Exeter Labour looks set to pick Steve Race as the party’s parliamentary candidate at the next general election after retiring incumbent Ben Bradshaw anointed his former assistant as his heir apparent in what has been a fairly safe Labour seat since the 1997 landslide.
Local party members will vote for one of a shortlist of four following a hustings on Saturday 16 July.
The shortlist was whittled down by the city’s local Labour branches from a longlist of six chosen by a panel of Labour National Executive Committee and South West Regional Executive Committee members. None of the panel were Exeter constituency party members.
It did not include Josie Parkhouse, who was elected to the city council in May, much to the dismay of many local party activists — apparently because she would have given Steve Race a run for his money from Labour’s green left.
As a result, diversity and inclusion trainer and ex-employment lawyer Helen Dallimore is the only shortlisted candidate who lives in Exeter, having moved back here ten years ago.
She’s also the only shortlisted candidate not to have previously stood in a parliamentary election.
Natasa Pantelic is currently a cabinet member on Slough Borough Council, where she has been a councillor for fourteen years. She polled just 1.6% of the vote to finish in fourth place in the 2021 Chesham and Amersham by-election.

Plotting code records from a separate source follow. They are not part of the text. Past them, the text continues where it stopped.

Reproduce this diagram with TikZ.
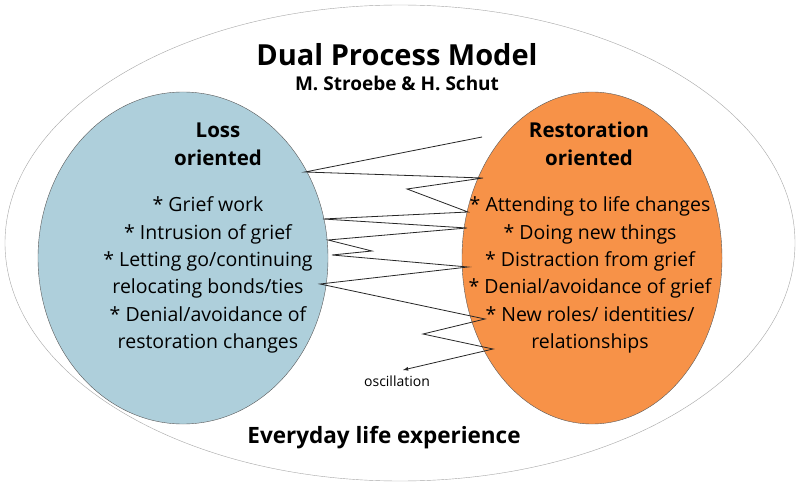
\documentclass[tikz,border=0pt]{standalone}
\usepackage{fontspec}
\setmainfont{Open Sans}
\begin{document}
\begin{tikzpicture}[x=1pt,y=-1pt,
  body/.style={align=center,font=\fontsize{19.5}{27.4}\selectfont},
  head/.style={align=center,font=\bfseries\fontsize{20.5}{28}\selectfont}]
\useasboundingbox (0,0) rectangle (800,486);
\fill[white] (0,0) rectangle (800,486);
\draw[gray!70] (400,243) ellipse [x radius=395, y radius=238];
\draw[gray!70!black,fill={rgb,255:red,174;green,207;blue,219}] (183,258) ellipse [x radius=145, y radius=166];
\draw[gray!70!black,fill={rgb,255:red,247;green,146;blue,72}] (592,258) ellipse [x radius=130, y radius=166];
\node[font=\bfseries\fontsize{29}{32}\selectfont] (t) at (397,55) {Dual Process Model};
\node[font=\bfseries\fontsize{19}{22}\selectfont] (s) at (397,83) {M. Stroebe \& H. Schut};
\node[head] (lh) at (218,144) {Loss\\oriented};
\node[head] (rh) at (589,144) {Restoration\\oriented};
\node[body] (lb) at (208,275) {* Grief work\\* Intrusion of grief\\* Letting go/continuing\\relocating bonds/ties\\* Denial/avoidance of\\restoration changes};
\node[body] (rb) at (590,275) {* Attending to life changes\\* Doing new things\\* Distraction from grief\\* Denial/avoidance of grief\\* New roles/ identities/\\relationships};
\node[font=\fontsize{14}{16}\selectfont] (osc) at (397,381) {oscillation};
\node[font=\bfseries\fontsize{22.5}{24}\selectfont] (ev) at (384,438) {Everyday life experience};
\foreach \n/\p in {0/{482,137},1/{305,172},2/{483,178},3/{407,189},4/{468,212},5/{323,219},6/{467,228},7/{328,240},8/{372,251},9/{332,255},10/{468,267},11/{320,284},12/{485,319},13/{423,334},14/{493,349},15/{403,370}}
  \coordinate (p\n) at (\p);
\draw[black!85,thick,-latex] (p0)--(p1)--(p2)--(p3)--(p4)--(p5)--(p6)--(p7)--(p8)--(p9)--(p10)--(p11)--(p12)--(p13)--(p14)--(p15);
\end{tikzpicture}
\end{document}
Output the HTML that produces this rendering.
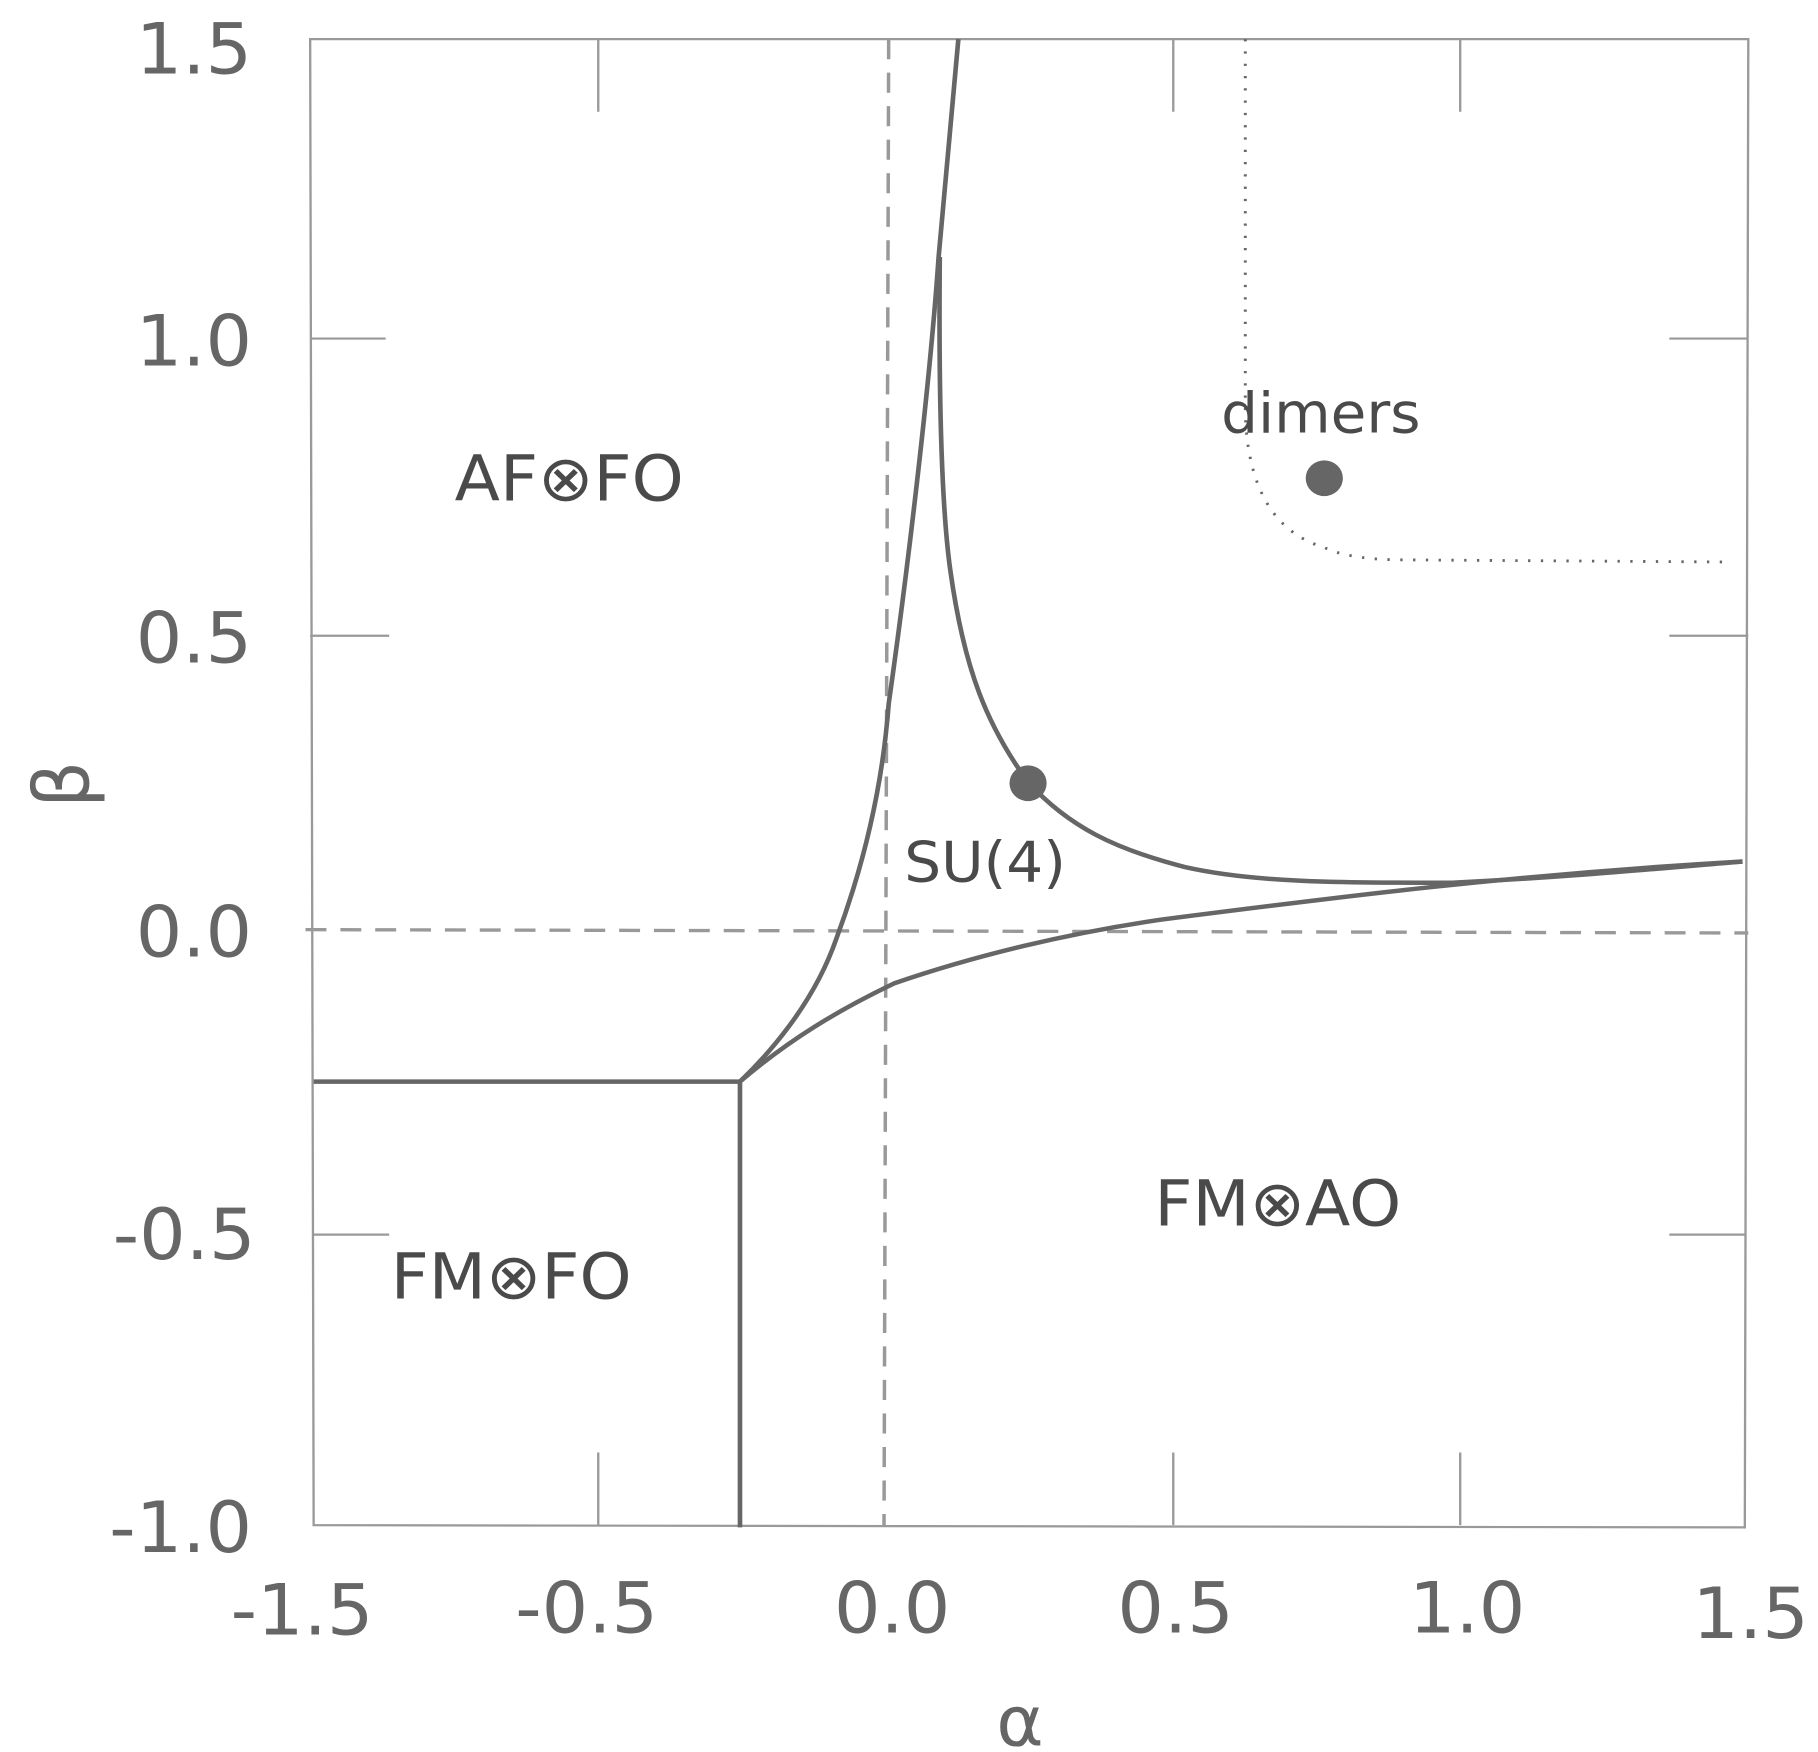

Neil Guild is a civil engineer, union convenor and former soldier who lives near Taunton, where he came fourth for Labour in the 2015 general election.
And Steve Race, who we might call the continuity with change candidate, also came fourth for Labour in the 2015 general election in East Devon.
He’s been a local councillor in London since 2018, where he was re-elected in May, and has a background in PR.
Does this hint at his views on electoral reform? Perhaps not: a common criticism of proportional representation is that it can undermine the geographical connection between constituencies and their representatives in parliament.